━━━ DATA LINES ━━━

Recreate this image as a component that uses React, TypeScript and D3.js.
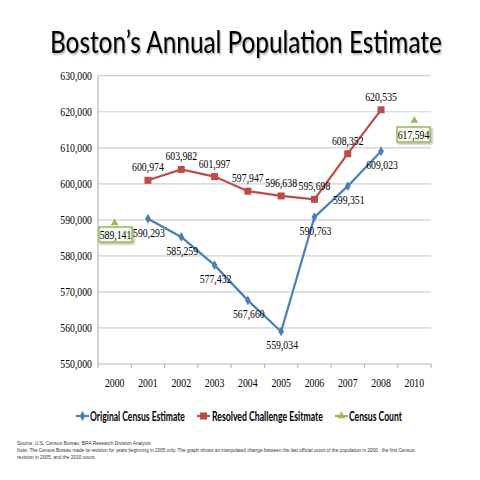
import React, { useEffect, useRef } from 'react';
import * as d3 from 'd3';

const years = ['2000', '2001', '2002', '2003', '2004', '2005', '2006', '2007', '2008', '2010'];
const originalYears = ['2001', '2002', '2003', '2004', '2005', '2006', '2007', '2008'];
const originalValues = [590293, 585259, 577432, 567660, 559034, 590763, 599351, 609023];
const resolvedValues = [600974, 603982, 601997, 597947, 596638, 595698, 608352, 620535];
const censusYears = ['2000', '2010'];
const censusValues = [589141, 617594];
const yTicks = [550000, 560000, 570000, 580000, 590000, 600000, 610000, 620000, 630000];

const BLUE = '#4a7ebb';
const RED = '#be4b48';
const GREEN = '#98b954';
const SERIF = '"Liberation Serif", "Times New Roman", serif';
const SANS = 'Lato, "Open Sans", sans-serif';

const App: React.FC = () => {
  const svgRef = useRef<SVGSVGElement>(null);

  useEffect(() => {
    if (!svgRef.current) return;
    const svg = d3.select(svgRef.current);
    svg.selectAll('*').remove();

    const width = 480;
    const height = 480;
    const left = 98, right = 431, top = 75.7, bottom = 364;

    svg.attr('width', width).attr('height', height);
    svg.append('rect').attr('width', width).attr('height', height).attr('fill', '#fff');

    const defs = svg.append('defs');
    const sh = defs.append('filter').attr('id', 'title-shadow').attr('x', '-5%').attr('y', '-30%').attr('width', '110%').attr('height', '170%');
    sh.append('feDropShadow').attr('dx', 1.5).attr('dy', 1.5).attr('stdDeviation', 1).attr('flood-color', '#000').attr('flood-opacity', 0.35);
    const bs = defs.append('filter').attr('id', 'box-shadow').attr('x', '-20%').attr('y', '-30%').attr('width', '150%').attr('height', '170%');
    bs.append('feDropShadow').attr('dx', 1.5).attr('dy', 1.5).attr('stdDeviation', 0.8).attr('flood-color', '#000').attr('flood-opacity', 0.3);

    // text squeezed horizontally to a target width (left edge at tx)
    const fitText = (tx: number, ty: number, w: number, str: string, attrs: Record<string, any>) => {
      const g = svg.append('g');
      const t = g.append('text').text(str);
      Object.entries(attrs).forEach(([k, v]) => t.attr(k, v));
      const len = (t.node() as SVGTextElement).getComputedTextLength() || w;
      g.attr('transform', `translate(${tx},${ty}) scale(${w / len},1)`);
      return g;
    };

    // Title
    fitText(50, 53, 392, 'Boston\u2019s Annual Population Estimate', {
      'font-family': SANS, 'font-size': 31, fill: '#000', filter: 'url(#title-shadow)',
    });

    const x = d3.scaleBand().domain(years).range([left, right]);
    const y = d3.scaleLinear().domain([550000, 630000]).range([bottom, top]);
    const cx = (d: string) => (x(d) as number) + x.bandwidth() / 2;
    const fmt = d3.format(',');

    // Gridlines
    svg.append('g').selectAll('line').data(yTicks.slice(1)).join('line')
      .attr('x1', left).attr('x2', right)
      .attr('y1', d => y(d)).attr('y2', d => y(d))
      .attr('stroke', '#d0d0d0').attr('stroke-width', 1.2);

    // Axes lines
    svg.append('line').attr('x1', left).attr('x2', left).attr('y1', top).attr('y2', bottom)
      .attr('stroke', '#b8b8b8').attr('stroke-width', 1.2);
    svg.append('line').attr('x1', left).attr('x2', right).attr('y1', bottom).attr('y2', bottom)
      .attr('stroke', '#b8b8b8').attr('stroke-width', 1.2);

    // x tick marks at band boundaries
    const bounds = years.map(d => x(d) as number).concat([right]);
    svg.append('g').selectAll('line').data(bounds).join('line')
      .attr('x1', d => d).attr('x2', d => d)
      .attr('y1', bottom).attr('y2', bottom + 4)
      .attr('stroke', '#b8b8b8').attr('stroke-width', 1.2);

    // Compressed serif text helper
    const serifText = (g: any, tx: number, ty: number, str: string, anchor: string) => {
      g.append('g')
        .attr('transform', `translate(${tx},${ty}) scale(0.85,1)`)
        .append('text')
        .attr('text-anchor', anchor)
        .attr('font-family', SERIF)
        .attr('font-size', 11.5)
        .attr('fill', '#000')
        .text(str);
    };

    // y labels
    const yl = svg.append('g');
    yTicks.forEach(t => serifText(yl, 92, y(t) + 4, fmt(t), 'end'));

    // x labels
    const xl = svg.append('g');
    years.forEach(yr => serifText(xl, cx(yr), 387, yr, 'middle'));

    // Lines
    const line = d3.line<[string, number]>().x(d => cx(d[0])).y(d => y(d[1]));
    const orig: [string, number][] = originalYears.map((d, i) => [d, originalValues[i]]);
    const res: [string, number][] = originalYears.map((d, i) => [d, resolvedValues[i]]);

    svg.append('path').datum(res).attr('d', line).attr('fill', 'none').attr('stroke', RED).attr('stroke-width', 2.2);
    svg.append('path').datum(orig).attr('d', line).attr('fill', 'none').attr('stroke', BLUE).attr('stroke-width', 2.2);

    // Markers
    svg.append('g').selectAll('rect').data(res).join('rect')
      .attr('x', d => cx(d[0]) - 3.5).attr('y', d => y(d[1]) - 3.5)
      .attr('width', 7).attr('height', 7).attr('fill', RED);
    const diamond = d3.symbol().type(d3.symbolDiamond).size(28);
    svg.append('g').selectAll('path').data(orig).join('path')
      .attr('transform', d => `translate(${cx(d[0])},${y(d[1])})`)
      .attr('d', diamond).attr('fill', BLUE);
    const tri = d3.symbol().type(d3.symbolTriangle).size(26);
    svg.append('g').selectAll('path').data(censusYears).join('path')
      .attr('transform', (d, i) => `translate(${cx(d)},${y(censusValues[i])})`)
      .attr('d', tri).attr('fill', GREEN);

    // Data labels
    const labels = svg.append('g');
    res.forEach(d => serifText(labels, cx(d[0]), y(d[1]) - 9, fmt(d[1]), 'middle'));
    orig.forEach(d => serifText(labels, cx(d[0]) + 1, y(d[1]) + 18, fmt(d[1]), 'middle'));

    // Census boxed labels
    const boxes = [
      { v: censusValues[0], bx: 99, by: 227 },
      { v: censusValues[1], bx: 397, by: 127 },
    ];
    boxes.forEach(b => {
      const bg = svg.append('g');
      bg.append('rect')
        .attr('x', b.bx).attr('y', b.by).attr('width', 33).attr('height', 15)
        .attr('fill', '#f7faf0').attr('stroke', GREEN).attr('stroke-width', 1.5)
        .attr('filter', 'url(#box-shadow)');
      serifText(bg, b.bx + 16.5, b.by + 11.5, fmt(b.v), 'middle');
    });

    // Legend
    const legend = [
      { label: 'Original Census Estimate', color: BLUE, x0: 76, tx: 90, tw: 95, m: 'diamond' },
      { label: 'Resolved Challenge Esitmate', color: RED, x0: 197, tx: 212, tw: 111, m: 'square' },
      { label: 'Census Count', color: GREEN, x0: 335, tx: 349, tw: 53, m: 'triangle' },
    ];
    const ly = 416;
    legend.forEach(l => {
      svg.append('line').attr('x1', l.x0).attr('x2', l.x0 + 13).attr('y1', ly).attr('y2', ly)
        .attr('stroke', l.color).attr('stroke-width', 2.2);
      const mx = l.x0 + 6.5;
      if (l.m === 'square') {
        svg.append('rect').attr('x', mx - 3.5).attr('y', ly - 3.5).attr('width', 7).attr('height', 7).attr('fill', l.color);
      } else {
        svg.append('path').attr('transform', `translate(${mx},${ly})`)
          .attr('d', l.m === 'diamond' ? diamond : tri).attr('fill', l.color);
      }
      fitText(l.tx, ly + 4.5, l.tw, l.label, {
        'font-family': SANS, 'font-weight': 700, 'font-size': 13, fill: '#000',
      });
    });

    // Footnotes
    const notes = [
      { t: 'Source: U.S. Census Bureau; BRA Research Division Analysis', w: 134 },
      { t: 'Note: The Census Bureau made its revision for years beginning in 2005 only.  The graph shows an interpolated change between the last official count of the population in 2000 , the first Census', w: 398 },
      { t: 'revision in 2005, and the 2010  count.', w: 79 },
    ];
    notes.forEach((n, i) => {
      fitText(17, 445 + i * 7.2, n.w, n.t, {
        'font-family': '"Liberation Sans", Arial, sans-serif', 'font-size': 5.6, fill: '#333',
      });
    });
  }, []);

  return <svg ref={svgRef} style={{ position: 'absolute', left: 0, top: 0 }} />;
};

export default App;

━━━

▸ EXERCISE DETAILS:
The required output is the number of lines containing the word "React", and nothing besides.

▸ ANSWER TO THE TASK:
3